Polish Prime Minister Mateusz Morawiecki accused the EU of blackmailing his country by linking the tax plan with an €18-billion ($19-billion) package of financial aid for Ukraine.

"Combining aid for Ukraine with such distant topics which have nothing to do with aid like corporate tax is unnecessary, it is a mistake and an attempt at blackmail," Morawiecki said.

EU facing subsidy race with US

French President Emmanuel Macron said Thursday that the EU would have to move more quickly to head off the threat to its industry from planned US subsidies.

Arriving at the EU summit in Brussels, Macron said the leaders would discuss their response to US President Joe Biden's Inflation Reduction Act.

"To maintain fair competition," Macron said, Europe must simplify its own subsidy rules faster "to respond, to be the equivalent of what the Americans have done."

The $430 billion act, which grants consumers tax credits for US-produced electric vehicles and other green products, has triggered fears it could disadvantage EU-based companies and tempt businesses to relocate to the United States.

Brussels has previously warned the subsidies might violate World Trade Organization rules. But, with US President Joe Biden refusing to change course beyond some promised "tweaks".

EU Commission President Ursula von der Leyen proposed ahead of the summit to loosen state aid rules in renewable energy and clean tech to help the block compete with the US.
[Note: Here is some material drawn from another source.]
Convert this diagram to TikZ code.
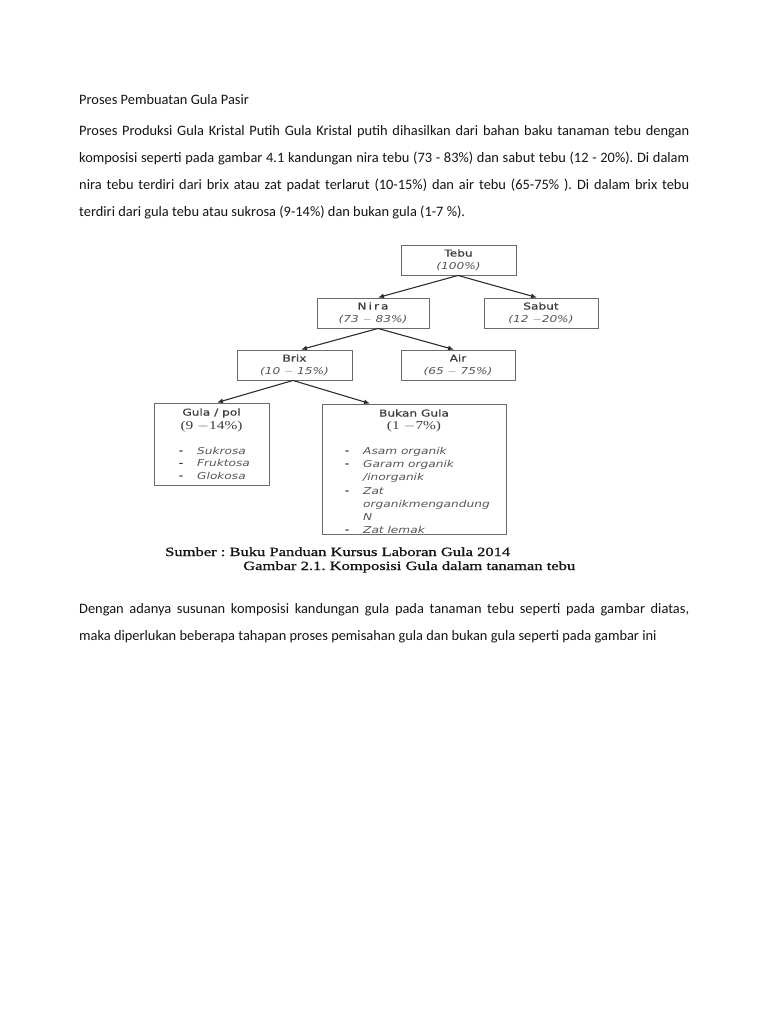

On Wednesday German Chancellor Olaf Scholz, whose country is the EU's main car exporter, Europe was united in the dispute, but should solve it through talks "rather than a big conflict".

Corruption in the European Parliament

Also, overshadowing the summit was the corruption scandal in the EU parliament.

Days before the EU leaders meeting, Belgian prosecutors charged Eva Kaili, a Greek member of the European Parliament, and three others with allegedly accepting bribes from Qatar in exchange for promoting policies friendly to the Gulf state.

The European Union first needs to know all the relevant facts and find out about all the persons involved in an ongoing corruption probe by Belgian authorities linked to Qatar, French President Emmanuel Macron said.

Macron plans to return to Qatar on Sunday to watch France play Argentina in the World Cup final, DW reports.